Otherwise, it is a bustling area full of tourists, restaurants, and shops. In fact, at the end of Big Momma Alley is a kindergarten. The children pass by he windows, which are open 24/7, as they head to school because real Dutch people live in this area. Next to the kindergarten is the Prostitute information Centre (or PIC). Founded by a former prostitute, visitors can stop by for information on the district or for tours.  It is also a resource for sex workers who can get advice and information on how to get in and out of the business.

But the most interesting thing you will find in the Red Light District, again in Big Momma Alley, is a huge Catholic church, called the Old Church. In the 1500s, sailors used to go to the red light districts and sin and then go and absolve their deeds by begging for forgiveness from the church. In order to get forgiveness, the sailors had to pay an indulgence fee, which went straight into the church coffers. Lots of sin = lots of indulgence money = BIG church. By the way, if you like churches, you may want to make time for the Secret Catholic Church or Our Lord in the Attic.

It is no coincidence that the Red Light District is adjacent to the coffeeshops. No, not Starbucks. Marijuana. If you are going to partake in this sort of thing there are some things that you should know.  First, weed is tolerated, but not legal in Amsterdam.  In fact, the suppliers that the coffee shops get the cannabis from aren’t supposed to be growing or selling marijuana at all (go figure that one out). So, you are supposed to consume it only in the coffee shops.  I didn’t find this to be strictly enforced. Also, apparently, you are only allowed to visit the same coffee shop twice in one day, but there are over 200 coffee shops in Amsterdam so fear not!

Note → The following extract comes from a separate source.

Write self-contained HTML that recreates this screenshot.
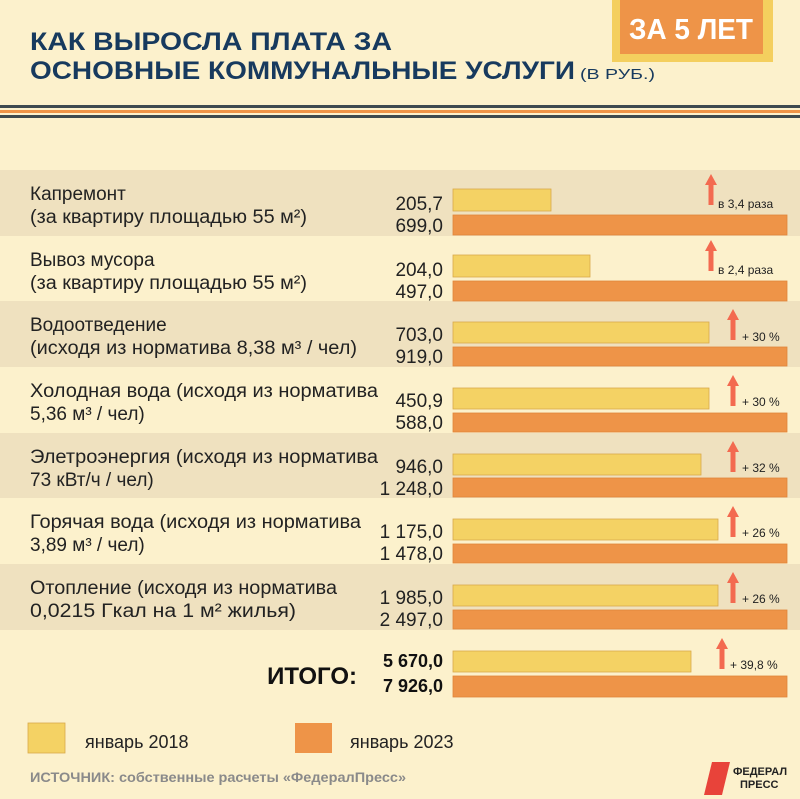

The most important thing you need to know is which establishments sell and tolerate marijuana and which don’t. A licensed seller of cannabis products is always referred to as a coffee shop. A koffiehuis (coffee house) or a cafe does NOT sell marijuana.  These are places you go to for light meals or a casual restaurant and/or bar. Do not post up in here and spark up a joint. If you’re still confused, look for a green and white sticker in the window, a license which designates the establishment as a coffee shop. Also, if you are looking to get high and buzzed at the same time, sorry about your luck. The coffee shops do not sell alcohol. I mean, it’s only fair.  The other businesses need to make some money too! I have no other guidance for you on getting high in Amsterdam, but lucky for you, the internet is a blaze (see what I did there?!?) with such information.  You can start here or here.

Okay, enough debauchery! There are other things to do in Amsterdam other than get high and get laid. You could, for example, visit one of their many museums. We had limited time, so over the span of two days, we visited three museums. The first was the Anne Frank Museum. Do not miss this museum. Honestly, I was both fascinated and haunted by it. I am assuming that you know who Anne Frank is.  I mean you literally would have had to be living under a rock your entire life to not know.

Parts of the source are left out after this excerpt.